Wes Anderson has come to be appreciated most for his unique and intricate visual style in the direction of his films. He has received copious amounts of critical praise for his work and vision and was nominated for the Academy Award for Best Original Screenplay for “The Royal Tenenbaums” in 2001 and for “Moonrise Kingdom” in 2012, as well as for the Academy Award for Best Animated Feature for “Fantastic Mr. Fox” in 2009. But now it is being said that every film he has directed prior to his latest release, “The Grand Budapest Hotel”, has just been a starter to this fantastic main course of cinematic pleasure.
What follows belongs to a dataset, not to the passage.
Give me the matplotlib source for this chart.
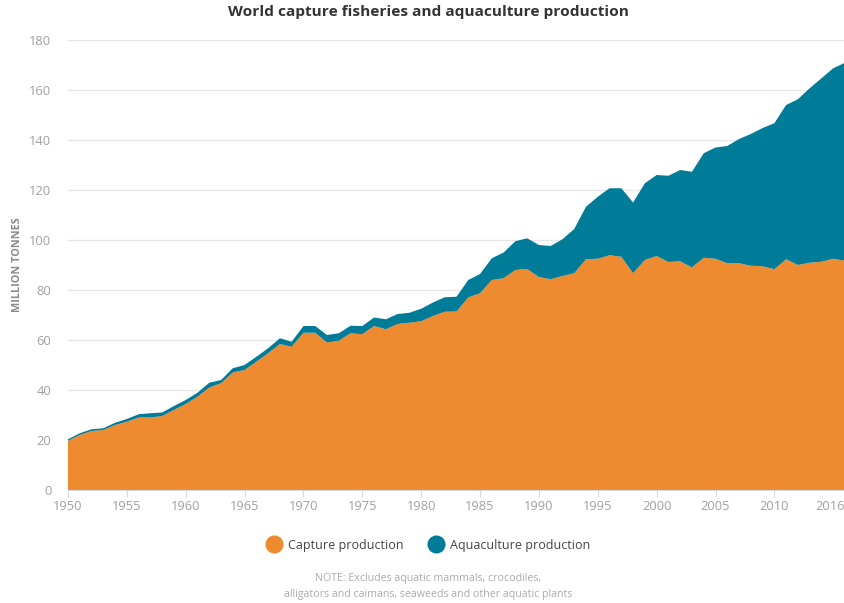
import numpy as np
import matplotlib
matplotlib.use("Agg")
import matplotlib.pyplot as plt
from matplotlib.lines import Line2D

plt.rcParams["font.family"] = ["Open Sans", "DejaVu Sans"]

# Production, million tonnes
years = list(range(1950, 2017))
capture = [
    19.7, 22.0, 23.6, 24.0, 26.0, 27.3, 29.0, 29.0, 29.6, 32.0,   # 1950s
    34.4, 37.3, 41.0, 42.7, 47.0, 48.0, 51.3, 54.7, 58.4, 57.3,   # 1960s
    62.9, 62.9, 59.0, 59.7, 62.7, 62.3, 65.6, 64.3, 66.4, 66.9,   # 1970s
    67.5, 69.6, 71.3, 71.4, 77.0, 78.7, 84.0, 84.7, 88.0, 88.4,   # 1980s
    85.2, 84.3, 85.6, 86.7, 92.3, 92.5, 93.9, 93.3, 86.7, 92.0,   # 1990s
    93.6, 91.2, 91.5, 89.0, 92.9, 92.5, 90.7, 90.7, 89.7, 89.5,   # 2000s
    88.3, 92.3, 90.0, 90.9, 91.3, 92.5, 91.7,                     # 2010s
]
total = [
    20.3, 22.7, 24.3, 24.7, 26.9, 28.4, 30.3, 30.7, 31.0, 33.6,
    36.0, 38.9, 42.9, 44.0, 48.7, 50.0, 53.3, 56.7, 60.7, 59.3,
    65.6, 65.6, 62.0, 62.7, 65.7, 65.6, 69.0, 68.3, 70.4, 70.9,
    72.5, 75.0, 77.1, 77.3, 84.0, 86.4, 92.7, 95.0, 99.5, 100.7,
    98.0, 97.6, 100.3, 104.4, 113.3, 117.3, 120.7, 120.7, 115.0, 122.7,
    126.0, 125.7, 128.0, 127.3, 134.7, 137.0, 137.6, 140.4, 142.4, 144.8,
    146.7, 154.0, 156.3, 160.7, 164.7, 168.7, 170.9,
]
aquaculture = [t - c for t, c in zip(total, capture)]

orange = "#EE8A2F"
teal = "#007C99"
grey = "#a0a0a0"

fig = plt.figure(figsize=(8.45, 6.03), dpi=100)
ax = fig.add_axes([68 / 845, 113 / 603, 777 / 845, 450 / 603])

ax.stackplot(years, capture, aquaculture, colors=[orange, teal], linewidth=0)

ax.set_xlim(1950, 2016)
ax.set_ylim(0, 180)
ax.set_yticks(range(0, 181, 20))
xt = list(range(1950, 2011, 5)) + [2016]
ax.set_xticks(xt)
ax.set_xticklabels([str(v) for v in xt])
ax.get_xticklabels()[-1].set_horizontalalignment("right")

ax.grid(axis="y", color="#e6e6e6", linewidth=1)
ax.set_axisbelow(True)
for s in ["top", "right", "left"]:
    ax.spines[s].set_visible(False)
ax.spines["bottom"].set_color("#cfd8e6")
ax.tick_params(axis="y", length=0, colors=grey, labelsize=9.3, pad=12)
ax.tick_params(axis="x", length=5, color="#cfd8e6", colors=grey, labelsize=9.3, pad=2)

fig.text(18 / 845, 1 - 265 / 603, "MILLION TONNES", rotation=90, ha="center", va="center",
         fontsize=7.8, fontweight="bold", color="#8a8a8a")

fig.text(428 / 845, 1 - 12 / 603, "World capture fisheries and aquaculture production",
         ha="center", va="center", fontsize=11.1, fontweight="bold", color="#333333")

handles = [
    Line2D([0], [0], marker="o", linestyle="None", markersize=13,
           markerfacecolor=orange, markeredgecolor="none", label="Capture production"),
    Line2D([0], [0], marker="o", linestyle="None", markersize=13,
           markerfacecolor=teal, markeredgecolor="none", label="Aquaculture production"),
]
fig.legend(handles=handles, loc="center", bbox_to_anchor=(426 / 845, 1 - 545 / 603),
           ncol=2, frameon=False, fontsize=9.0, handletextpad=0.1, columnspacing=1.6,
           labelcolor="#444444")

fig.text(428 / 845, 1 - 578 / 603, "NOTE: Excludes aquatic mammals, crocodiles,",
         ha="center", va="center", fontsize=7.7, color="#aaaaaa")
fig.text(428 / 845, 1 - 594 / 603, "alligators and caimans, seaweeds and other aquatic plants",
         ha="center", va="center", fontsize=7.7, color="#aaaaaa")

fig.savefig("out.png", dpi=100)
“The Grand Budapest Hotel” could aptly be called typically Andersonian. The film conjures tales within tales and manages to be at once whimsical and winsome as well as haunting and sombre. In a nutshell, the film recounts the marvellous adventures of Monsieur Gustave H., a renowned and legendary hotel concierge at a famous European hotel, and Zero Moustafa (played by 17-year-old Tony Revolori), the lobby boy who becomes his most trusted friend.
Like most of Anderson’s films, this one too revolves around a middle-aged man and a gifted young boy whom he takes under his wing. One of the treats of the film is the captivating Ralph Fiennes in the lead, playing the role of Gustave H. He has mastered the slight nuances of his character, who can be seductive and flattering to his older female guests while being ruthless and abhorrent in his work ethic.
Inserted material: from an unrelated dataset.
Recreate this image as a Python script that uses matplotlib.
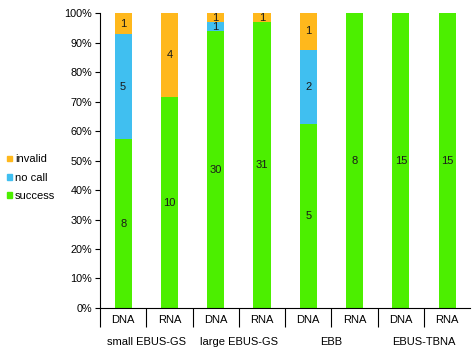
import matplotlib.pyplot as plt
from matplotlib.patches import Patch
from matplotlib.ticker import FuncFormatter, FixedLocator
import numpy as np

plt.rcParams['font.family'] = ['Liberation Sans', 'DejaVu Sans']

# counts per bar
groups = ["small EBUS-GS", "large EBUS-GS", "EBB", "EBUS-TBNA"]
samples = ["DNA", "RNA"] * 4
success = [8, 10, 30, 31, 5, 8, 15, 15]
no_call = [5, 0, 1, 0, 2, 0, 0, 0]
invalid = [1, 4, 1, 1, 1, 0, 0, 0]

col_success = "#4cef00"
col_nocall = "#40bff0"
col_invalid = "#ffb81c"

fig = plt.figure(figsize=(4.74, 3.53), dpi=100)
ax = fig.add_axes([0.211, 0.1275, 0.781, 0.8355])

x = np.arange(len(samples))
tot = np.array(success) + np.array(no_call) + np.array(invalid)
p_s = np.array(success) / tot
p_n = np.array(no_call) / tot
p_i = np.array(invalid) / tot

w = 0.37
b1 = ax.bar(x, p_s, w, color=col_success)
b2 = ax.bar(x, p_n, w, bottom=p_s, color=col_nocall)
b3 = ax.bar(x, p_i, w, bottom=p_s + p_n, color=col_invalid)

def lab(vals):
    return [str(v) if v else "" for v in vals]

for cont, vals in [(b1, success), (b2, no_call), (b3, invalid)]:
    ax.bar_label(cont, labels=lab(vals), label_type='center', fontsize=8, color="#1a1a1a")

ax.set_xlim(-0.5, 7.5)
ax.set_ylim(0, 1)
ax.yaxis.set_major_locator(FixedLocator(np.arange(0, 1.01, 0.1)))
ax.yaxis.set_major_formatter(FuncFormatter(lambda v, p: f"{v*100:.0f}%"))
ax.tick_params(axis='y', length=3.5, width=0.8, labelsize=7.8, pad=2)

ax.set_xticks(x)
ax.set_xticklabels(samples)
ax.tick_params(axis='x', which='major', length=0, labelsize=8, pad=5)
ax.set_xticks(np.arange(-0.5, 7.0, 1.0), minor=True)
ax.tick_params(axis='x', which='minor', length=14, width=0.8, direction='out')

for s in ['top', 'right']:
    ax.spines[s].set_visible(False)
for s in ['left', 'bottom']:
    ax.spines[s].set_linewidth(0.8)

for i, g in enumerate(groups):
    ax.text(2 * i + 0.5, -0.116, g, transform=ax.get_xaxis_transform(),
            ha='center', va='center', fontsize=8)

handles = [Patch(color=col_invalid, label="invalid"),
           Patch(color=col_nocall, label="no call"),
           Patch(color=col_success, label="success")]
fig.legend(handles=handles, loc='upper left', bbox_to_anchor=(0.005, 0.575),
           frameon=False, fontsize=8, handlelength=0.45, handleheight=0.45,
           handletextpad=0.3, labelspacing=0.75, borderaxespad=0)

fig.savefig("out.png", dpi=100)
The film also features actors in cameo roles; including Bill Murray, Bob Balaban, Owen Wilson, a nearly-unrecognizable Tilda Swinton, as well as newcomers to the Anderson club; F. Murray Abraham, Jude Law and Saoirse Ronan, among other very pleasant surprises.
Anderson’s attention to detail and the breathtaking execution of his vision has become a hallmark of his cinema. But perhaps the greatest quality of this film is the sense of reverberant joy that one instantly picks up on that Anderson and his team had while putting this film together, like children constructing a play-house filled with magical toys and characteristics.
“The Grand Budapest Hotel” is an ode to a world and time gone by when – adopting this ‘golden age’ mentality – life seemed more beautiful and palatable. Wes Anderson’s brilliant imagination and quirky sense of creation brings a stunning work to the cinema that exudes sultry and romantic nostalgia.